A “super simplified” procedure has been introduced for joint ventures that are active entirely outside the European Economic Area (EEA). Such joint ventures are caught by the EU merger rules if the parent groups achieve EEA turnover exceeding certain thresholds. The Commission has been criticised for extending its jurisdiction to cover such joint ventures given the lack of any effect in the EEA. While not altogether abolishing the filing requirement for this type of joint venture, the Commission intends to make the notification process more business-friendly. Instead of having to submit a notification form, the companies only need to describe the transaction, their business in general terms and provide turnover figures required for the Commission to establish jurisdiction.
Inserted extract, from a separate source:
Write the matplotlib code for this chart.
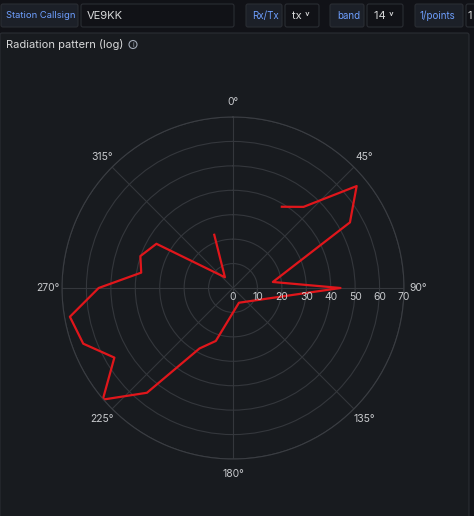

Regular, non-simplified cases require the submission of extensive data on all markets “affected” by the concentration, for example, information on market volumes and market shares based on both value and volume figures, details of competitors, customers and suppliers and production capacities. This often entails costly and time-consuming data collection exercises for the companies.
Whether a market is affected in this sense is determined by market share thresholds. The Commission has now raised the relevant thresholds, in line with the changes to the simplified procedure, from 15 percent to 20 percent for horizontal overlaps and from 25 percent to 30 percent for vertical links. As a result, it is anticipated that companies will need to provide full market information for fewer markets.
Under certain conditions, where national merger filings are required, a company may request the relevant Member States refer the review of their case to the Commission, or vice-versa. This request is made by way of a standard form (the “Form RS”). The information required by the Form RS has now been substantially reduced and will cover, inter alia, the geographic scope of any relevant markets and the nature of the transaction.
The changes with the greatest practical impact relate to the pre-notification process. Although this is not required by law, companies that are required to notify a merger to the Commission typically engage in discussions with the Commission case team before making the formal notification. Without such contacts, the parties will not be able to determine the exact scope of information required by the Commission, leading to a significant risk that the notification will be declared “incomplete” and the review process delayed.
There are no set time periods for the duration of such pre-notification contacts. In practice, however, the process may last for a number of weeks, and even months, depending on the complexity of the case, the potential for competition concerns and the workload of Commission case team. The Merger Simplification Package now aims to address this issue by promoting the possibility of “waivers” from the full information requirements set out in the standard notification forms. Parties are encouraged to discuss with the Commission the extent to which the information requirements are relevant to their case, and the notification forms identify certain data that are likely to be good candidates for waiver requests. The Commission has also stated that it will deal with waiver requests promptly and keep the process as short as possible.
Moreover, the new rules provide for cases where companies may forgo the pre-notification phase altogether and proceed directly with the formal filing. This concerns mergers that do not give rise to horizontal overlaps or vertical links between the merging companies in Europe. The Commission expects that around 25 percent of those cases that qualify for the simplified procedure may satisfy the conditions for a filing without pre-notification contacts.
In order to overcome competition concerns identified by the Commission during an investigation, merging parties often offer to divest parts of their business activities. The Commission has developed model texts for offering such divestiture commitments and for the establishment of a mandate for a trustee who will monitor the implementation of any commitments. While the use of these model texts is not legally required, it is usually expected by the Commission. The Commission has updated these standard texts now to bring them in line with the Commission’s 2008 Notice on remedies and to take into account the Commission's experience since the model texts were first published in 2003.
The Merger Simplification Package is certainly a step in the right direction to streamline the EU merger control process. However, it remains to be seen whether the changes will translate into faster and less bureaucratic procedures. One of the main reasons for the administrative burden caused by EU merger filings, in particular during the pre-notification phase, has been the Commission’s insistence that the parties provide information for “all plausible” relevant product and geographic markets. As a consequence, parties often find themselves confronted with comprehensive request for information, even in cases that ultimately qualify for the simplified procedure. This is unlikely to change, in particular since the Commission has emphasised that it will continue to use the “plausible markets” concept.